Written request - Copy every line of the entries that includes the word "this".

-------- Record list

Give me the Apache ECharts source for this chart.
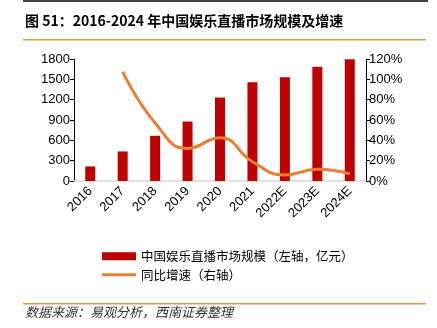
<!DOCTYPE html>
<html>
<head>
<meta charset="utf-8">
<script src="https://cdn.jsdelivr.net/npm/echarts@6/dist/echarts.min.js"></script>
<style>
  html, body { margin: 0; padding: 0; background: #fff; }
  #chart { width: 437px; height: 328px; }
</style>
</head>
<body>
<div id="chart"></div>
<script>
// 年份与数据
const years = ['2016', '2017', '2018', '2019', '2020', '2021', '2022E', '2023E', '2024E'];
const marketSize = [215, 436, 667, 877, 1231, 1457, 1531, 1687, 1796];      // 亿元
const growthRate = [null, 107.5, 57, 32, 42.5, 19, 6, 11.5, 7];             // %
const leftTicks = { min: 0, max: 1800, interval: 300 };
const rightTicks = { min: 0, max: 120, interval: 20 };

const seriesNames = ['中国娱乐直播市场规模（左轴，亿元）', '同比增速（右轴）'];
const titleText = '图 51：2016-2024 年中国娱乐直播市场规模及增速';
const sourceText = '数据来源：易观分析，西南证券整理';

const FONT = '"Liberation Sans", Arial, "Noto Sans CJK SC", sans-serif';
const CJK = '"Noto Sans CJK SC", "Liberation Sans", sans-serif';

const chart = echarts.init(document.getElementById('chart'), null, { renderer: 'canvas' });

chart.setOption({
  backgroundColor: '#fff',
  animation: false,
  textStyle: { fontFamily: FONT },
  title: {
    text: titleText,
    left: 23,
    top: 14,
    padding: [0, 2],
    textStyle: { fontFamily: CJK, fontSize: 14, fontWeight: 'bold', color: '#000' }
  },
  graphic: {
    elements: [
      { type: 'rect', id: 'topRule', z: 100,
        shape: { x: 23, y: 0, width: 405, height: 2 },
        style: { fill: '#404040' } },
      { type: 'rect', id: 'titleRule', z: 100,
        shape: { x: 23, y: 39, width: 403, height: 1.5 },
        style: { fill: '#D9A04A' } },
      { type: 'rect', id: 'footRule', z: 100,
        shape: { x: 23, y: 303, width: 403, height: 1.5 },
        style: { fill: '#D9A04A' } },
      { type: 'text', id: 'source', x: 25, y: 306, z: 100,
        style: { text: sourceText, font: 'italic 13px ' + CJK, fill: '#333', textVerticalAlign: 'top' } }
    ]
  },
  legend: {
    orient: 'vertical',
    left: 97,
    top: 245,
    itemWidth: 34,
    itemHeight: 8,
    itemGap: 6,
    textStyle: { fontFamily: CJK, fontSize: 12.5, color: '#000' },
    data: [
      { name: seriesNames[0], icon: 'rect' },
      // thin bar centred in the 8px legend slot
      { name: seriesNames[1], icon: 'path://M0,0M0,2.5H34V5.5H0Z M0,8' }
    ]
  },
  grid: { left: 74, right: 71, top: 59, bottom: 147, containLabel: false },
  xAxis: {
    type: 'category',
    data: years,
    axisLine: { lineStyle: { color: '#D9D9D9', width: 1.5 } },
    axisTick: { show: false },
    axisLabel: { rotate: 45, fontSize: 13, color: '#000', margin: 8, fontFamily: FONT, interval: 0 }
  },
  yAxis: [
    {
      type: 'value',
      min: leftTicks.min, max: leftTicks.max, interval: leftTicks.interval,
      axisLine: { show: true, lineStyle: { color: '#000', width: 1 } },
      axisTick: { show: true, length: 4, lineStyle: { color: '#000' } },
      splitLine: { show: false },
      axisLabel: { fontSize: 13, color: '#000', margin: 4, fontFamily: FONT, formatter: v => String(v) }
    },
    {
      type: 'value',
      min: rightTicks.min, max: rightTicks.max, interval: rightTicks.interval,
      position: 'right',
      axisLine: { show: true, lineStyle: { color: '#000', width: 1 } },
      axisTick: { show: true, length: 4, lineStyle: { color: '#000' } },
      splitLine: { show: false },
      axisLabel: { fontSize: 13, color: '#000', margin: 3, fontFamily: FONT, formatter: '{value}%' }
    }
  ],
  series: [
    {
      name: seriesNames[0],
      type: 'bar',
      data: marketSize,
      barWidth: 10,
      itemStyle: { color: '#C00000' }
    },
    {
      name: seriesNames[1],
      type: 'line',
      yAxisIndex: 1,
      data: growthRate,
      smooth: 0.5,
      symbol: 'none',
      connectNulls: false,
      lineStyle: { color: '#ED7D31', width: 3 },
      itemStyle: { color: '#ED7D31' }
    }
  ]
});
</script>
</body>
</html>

----------------
-------- Record list

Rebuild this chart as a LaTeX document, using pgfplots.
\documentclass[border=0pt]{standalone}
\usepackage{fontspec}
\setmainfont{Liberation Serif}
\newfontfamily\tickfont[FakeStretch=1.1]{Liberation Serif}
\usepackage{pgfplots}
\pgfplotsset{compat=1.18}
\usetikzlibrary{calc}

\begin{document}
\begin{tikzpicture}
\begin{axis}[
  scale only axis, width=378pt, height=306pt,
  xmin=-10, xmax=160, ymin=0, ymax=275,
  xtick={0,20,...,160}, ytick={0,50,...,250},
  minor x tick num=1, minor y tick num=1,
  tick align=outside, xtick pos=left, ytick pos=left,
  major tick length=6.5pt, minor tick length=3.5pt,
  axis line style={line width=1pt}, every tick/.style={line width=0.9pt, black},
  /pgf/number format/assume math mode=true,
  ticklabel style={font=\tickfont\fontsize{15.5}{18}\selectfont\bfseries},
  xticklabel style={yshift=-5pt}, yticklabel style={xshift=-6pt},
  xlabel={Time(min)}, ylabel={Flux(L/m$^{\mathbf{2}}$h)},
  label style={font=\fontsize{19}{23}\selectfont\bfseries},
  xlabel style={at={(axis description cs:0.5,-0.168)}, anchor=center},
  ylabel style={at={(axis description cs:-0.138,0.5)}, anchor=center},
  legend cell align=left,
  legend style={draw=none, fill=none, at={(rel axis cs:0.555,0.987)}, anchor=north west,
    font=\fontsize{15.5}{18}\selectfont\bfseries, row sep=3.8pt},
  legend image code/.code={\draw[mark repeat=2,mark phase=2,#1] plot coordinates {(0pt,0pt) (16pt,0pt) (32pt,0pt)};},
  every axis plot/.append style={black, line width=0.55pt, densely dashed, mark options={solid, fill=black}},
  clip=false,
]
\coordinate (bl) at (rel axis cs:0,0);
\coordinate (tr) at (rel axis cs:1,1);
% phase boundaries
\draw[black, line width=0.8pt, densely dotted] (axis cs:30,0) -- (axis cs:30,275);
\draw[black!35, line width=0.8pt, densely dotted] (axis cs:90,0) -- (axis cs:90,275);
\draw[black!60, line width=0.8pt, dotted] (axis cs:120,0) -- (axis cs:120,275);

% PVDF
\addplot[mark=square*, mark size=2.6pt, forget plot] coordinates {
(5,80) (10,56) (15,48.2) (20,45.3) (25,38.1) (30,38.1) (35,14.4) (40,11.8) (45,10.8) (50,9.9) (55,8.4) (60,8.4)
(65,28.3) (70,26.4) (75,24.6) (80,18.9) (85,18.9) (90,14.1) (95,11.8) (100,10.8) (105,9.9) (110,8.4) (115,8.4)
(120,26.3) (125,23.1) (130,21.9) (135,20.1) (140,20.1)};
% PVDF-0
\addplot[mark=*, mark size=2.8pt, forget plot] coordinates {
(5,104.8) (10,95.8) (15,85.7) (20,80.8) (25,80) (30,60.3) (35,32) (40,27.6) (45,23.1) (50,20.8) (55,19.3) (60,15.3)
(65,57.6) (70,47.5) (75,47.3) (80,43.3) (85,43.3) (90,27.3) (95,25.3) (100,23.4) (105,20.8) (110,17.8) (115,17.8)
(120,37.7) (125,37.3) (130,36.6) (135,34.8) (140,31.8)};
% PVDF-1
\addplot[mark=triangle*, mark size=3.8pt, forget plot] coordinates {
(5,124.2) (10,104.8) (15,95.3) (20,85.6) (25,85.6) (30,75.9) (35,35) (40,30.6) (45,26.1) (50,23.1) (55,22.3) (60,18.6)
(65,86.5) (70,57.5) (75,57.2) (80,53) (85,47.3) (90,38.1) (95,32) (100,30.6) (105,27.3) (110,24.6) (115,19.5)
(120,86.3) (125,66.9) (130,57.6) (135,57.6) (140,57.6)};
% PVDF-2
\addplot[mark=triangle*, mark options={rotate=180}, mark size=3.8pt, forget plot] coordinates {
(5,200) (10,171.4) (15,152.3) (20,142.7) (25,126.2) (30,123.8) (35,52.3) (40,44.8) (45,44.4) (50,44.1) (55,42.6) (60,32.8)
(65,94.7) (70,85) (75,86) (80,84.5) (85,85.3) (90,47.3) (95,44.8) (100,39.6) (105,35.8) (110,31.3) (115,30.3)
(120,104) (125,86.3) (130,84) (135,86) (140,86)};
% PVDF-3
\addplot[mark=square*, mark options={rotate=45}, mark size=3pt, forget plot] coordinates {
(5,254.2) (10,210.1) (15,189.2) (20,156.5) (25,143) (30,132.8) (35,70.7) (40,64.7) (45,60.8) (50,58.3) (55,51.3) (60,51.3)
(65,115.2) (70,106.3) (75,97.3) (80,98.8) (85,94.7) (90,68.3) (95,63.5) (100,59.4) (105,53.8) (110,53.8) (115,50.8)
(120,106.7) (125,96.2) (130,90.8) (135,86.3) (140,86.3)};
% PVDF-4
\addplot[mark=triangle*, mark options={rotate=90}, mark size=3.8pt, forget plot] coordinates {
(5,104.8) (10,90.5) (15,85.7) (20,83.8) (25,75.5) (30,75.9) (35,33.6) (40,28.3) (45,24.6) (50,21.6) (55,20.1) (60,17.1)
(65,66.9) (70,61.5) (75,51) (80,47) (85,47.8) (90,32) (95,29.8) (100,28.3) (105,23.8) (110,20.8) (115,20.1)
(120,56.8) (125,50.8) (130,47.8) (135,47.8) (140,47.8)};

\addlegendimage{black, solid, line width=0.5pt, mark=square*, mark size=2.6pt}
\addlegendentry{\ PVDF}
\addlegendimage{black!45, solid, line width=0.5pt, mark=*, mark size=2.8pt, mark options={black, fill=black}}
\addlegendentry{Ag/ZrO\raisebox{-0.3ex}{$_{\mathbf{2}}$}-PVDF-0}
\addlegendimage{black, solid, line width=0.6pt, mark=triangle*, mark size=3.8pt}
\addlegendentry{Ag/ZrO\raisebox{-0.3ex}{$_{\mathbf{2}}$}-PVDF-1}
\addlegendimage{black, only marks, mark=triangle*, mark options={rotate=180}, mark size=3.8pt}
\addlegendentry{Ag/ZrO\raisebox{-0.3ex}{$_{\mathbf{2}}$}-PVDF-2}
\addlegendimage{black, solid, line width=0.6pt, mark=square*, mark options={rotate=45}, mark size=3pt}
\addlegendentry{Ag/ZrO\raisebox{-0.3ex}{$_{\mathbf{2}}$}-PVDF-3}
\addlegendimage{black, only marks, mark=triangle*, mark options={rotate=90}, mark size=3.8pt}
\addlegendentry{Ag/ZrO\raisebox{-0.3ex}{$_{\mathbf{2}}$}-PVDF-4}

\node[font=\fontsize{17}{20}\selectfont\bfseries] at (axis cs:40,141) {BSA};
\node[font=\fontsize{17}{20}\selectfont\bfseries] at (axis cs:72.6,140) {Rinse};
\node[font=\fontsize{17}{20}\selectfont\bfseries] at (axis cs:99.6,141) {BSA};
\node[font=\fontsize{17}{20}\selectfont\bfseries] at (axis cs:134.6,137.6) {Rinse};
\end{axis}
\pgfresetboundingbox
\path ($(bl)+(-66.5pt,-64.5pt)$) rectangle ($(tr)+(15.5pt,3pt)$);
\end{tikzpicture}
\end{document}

----------------
-------- Record list

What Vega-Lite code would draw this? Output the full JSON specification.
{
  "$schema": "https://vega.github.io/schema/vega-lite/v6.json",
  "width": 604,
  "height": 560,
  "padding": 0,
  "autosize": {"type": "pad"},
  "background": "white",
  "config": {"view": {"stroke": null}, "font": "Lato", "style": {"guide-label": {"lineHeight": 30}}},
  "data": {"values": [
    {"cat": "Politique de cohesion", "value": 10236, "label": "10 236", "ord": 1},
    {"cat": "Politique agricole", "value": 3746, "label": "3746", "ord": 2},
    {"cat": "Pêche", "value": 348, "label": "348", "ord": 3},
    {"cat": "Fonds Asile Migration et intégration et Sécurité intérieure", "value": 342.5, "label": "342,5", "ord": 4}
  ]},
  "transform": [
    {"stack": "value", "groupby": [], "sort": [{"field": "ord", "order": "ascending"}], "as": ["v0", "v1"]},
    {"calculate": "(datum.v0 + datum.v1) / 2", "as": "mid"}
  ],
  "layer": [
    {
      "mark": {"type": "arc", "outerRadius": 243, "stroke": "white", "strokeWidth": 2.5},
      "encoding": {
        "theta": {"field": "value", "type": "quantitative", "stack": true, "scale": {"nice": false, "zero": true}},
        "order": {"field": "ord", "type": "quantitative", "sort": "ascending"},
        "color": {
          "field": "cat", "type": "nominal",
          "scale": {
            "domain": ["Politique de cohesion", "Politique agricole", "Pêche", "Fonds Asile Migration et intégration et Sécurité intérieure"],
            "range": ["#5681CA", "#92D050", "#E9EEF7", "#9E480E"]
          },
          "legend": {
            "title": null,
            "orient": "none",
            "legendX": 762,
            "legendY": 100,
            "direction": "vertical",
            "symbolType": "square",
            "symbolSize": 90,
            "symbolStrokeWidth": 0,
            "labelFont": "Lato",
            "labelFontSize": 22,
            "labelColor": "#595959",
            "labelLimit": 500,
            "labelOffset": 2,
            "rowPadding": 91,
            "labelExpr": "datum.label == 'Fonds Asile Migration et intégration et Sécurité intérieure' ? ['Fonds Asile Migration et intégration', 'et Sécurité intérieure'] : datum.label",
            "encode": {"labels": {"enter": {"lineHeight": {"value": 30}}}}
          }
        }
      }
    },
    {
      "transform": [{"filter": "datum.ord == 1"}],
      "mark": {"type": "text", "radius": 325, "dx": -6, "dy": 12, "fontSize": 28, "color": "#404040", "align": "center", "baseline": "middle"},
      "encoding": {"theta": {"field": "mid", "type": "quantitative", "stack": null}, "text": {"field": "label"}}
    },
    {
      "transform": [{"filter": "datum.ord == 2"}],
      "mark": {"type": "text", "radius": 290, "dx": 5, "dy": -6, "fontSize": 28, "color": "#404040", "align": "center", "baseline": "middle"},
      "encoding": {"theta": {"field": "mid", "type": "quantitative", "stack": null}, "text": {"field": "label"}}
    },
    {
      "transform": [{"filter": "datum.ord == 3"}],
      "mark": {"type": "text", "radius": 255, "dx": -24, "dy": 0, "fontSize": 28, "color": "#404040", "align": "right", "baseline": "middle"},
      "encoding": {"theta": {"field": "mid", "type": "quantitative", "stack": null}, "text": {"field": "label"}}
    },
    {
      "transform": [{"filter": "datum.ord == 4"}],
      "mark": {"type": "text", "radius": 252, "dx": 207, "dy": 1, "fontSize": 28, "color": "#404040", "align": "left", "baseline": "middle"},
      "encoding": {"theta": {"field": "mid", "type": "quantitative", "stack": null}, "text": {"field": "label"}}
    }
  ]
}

----------------

Response below -
Give me the Apache ECharts source for this chart.
Rebuild this chart as a LaTeX document, using pgfplots.
What Vega-Lite code would draw this? Output the full JSON specification.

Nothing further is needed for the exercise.